The term ‘AI hallucinations’ refers to instances where AI systems, particularly those using LLMs or generative AI, produce results that are factually incorrect, nonsensical, or entirely fabricated. These errors can occur despite the AI presenting the information with a high degree of confidence and fluency, making it potentially misleading.

Hallucinations often arise because AI models generate responses based on patterns in the data they were trained on, rather than verifying facts or understanding context. They might fill in gaps with plausible-sounding details, especially when specific information is lacking or ambiguous.
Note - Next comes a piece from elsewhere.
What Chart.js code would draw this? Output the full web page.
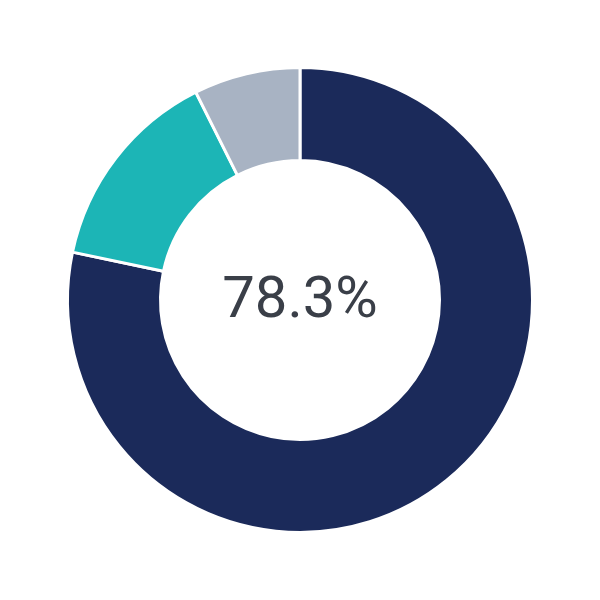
<!DOCTYPE html>
<html>
<head>
<meta charset="utf-8">
<style>
html,body{margin:0;padding:0;background:#fff;}
#wrap{width:600px;height:600px;}
</style>
<script src="https://cdn.jsdelivr.net/npm/chart.js@4/dist/chart.umd.min.js"></script>
</head>
<body>
<div id="wrap"><canvas id="c" width="600" height="600"></canvas></div>
<script>
const categories = ["Primary", "Secondary", "Other"];
const values = [78.3, 14.3, 7.4];
const colors = ["#1b2a5a", "#1cb5b6", "#a8b3c3"];
const centerLabel = "78.3%";

const centerText = {
  id: "centerText",
  afterDraw(chart) {
    const meta = chart.getDatasetMeta(0);
    const arc = meta.data[0];
    const ctx = chart.ctx;
    ctx.save();
    ctx.font = "58px Roboto, 'Liberation Sans', Arial, sans-serif";
    ctx.fillStyle = "#3a3f48";
    ctx.textAlign = "center";
    ctx.textBaseline = "alphabetic";
    ctx.fillText(centerLabel, arc.x, arc.y + 17);
    ctx.restore();
  }
};

new Chart(document.getElementById("c"), {
  type: "doughnut",
  data: {
    labels: categories,
    datasets: [{
      data: values,
      backgroundColor: colors,
      borderColor: "#ffffff",
      borderWidth: 3
    }]
  },
  options: {
    responsive: false,
    animation: false,
    cutout: "60%",
    layout: { padding: 66 },
    plugins: { legend: { display: false }, tooltip: { enabled: false } }
  },
  plugins: [centerText]
});
</script>
</body>
</html>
This phenomenon can affect applications like text generation, image creation and translation tools.

Understanding and mitigating AI hallucinations is crucial for ensuring the reliability and safety of AI systems, particularly in sensitive fields like healthcare, legal contexts, and news dissemination.

ABOUT THE LUDDITES

The Luddites were a group of English workers in the early 19th century, primarily active between 1811 and 1816, who protested against the rapid industrialisation that was transforming traditional industries. Originating in the textile regions of Nottinghamshire, Yorkshire and Lancashire, they were known for destroying machinery – particularly stocking frames, spinning frames, and power looms – which they believed threatened their jobs and livelihoods.

Named after the possibly mythical figure Ned Ludd, who symbolised their cause, the Luddites were not inherently opposed to technology itself but resisted how it was used to undermine skilled labour. Their actions were in response to economic hardship, poor working conditions, and declining wages brought on by industrial capitalism. They operated under a quasi-military structure, often conducting night-time raids on factories.

The British government responded harshly, deploying thousands of troops to suppress the movement and passing laws that made machine-breaking punishable by death. By 1816, the Luddite uprisings had largely been quelled.

Today, the term ‘Luddite’ is often used disapprovingly to describe someone who is simply resistant to technological change. However, the historical Luddites were complex figures whose struggle highlighted the social costs of industrial progress and the need for fair labour practices amidst technological advancement.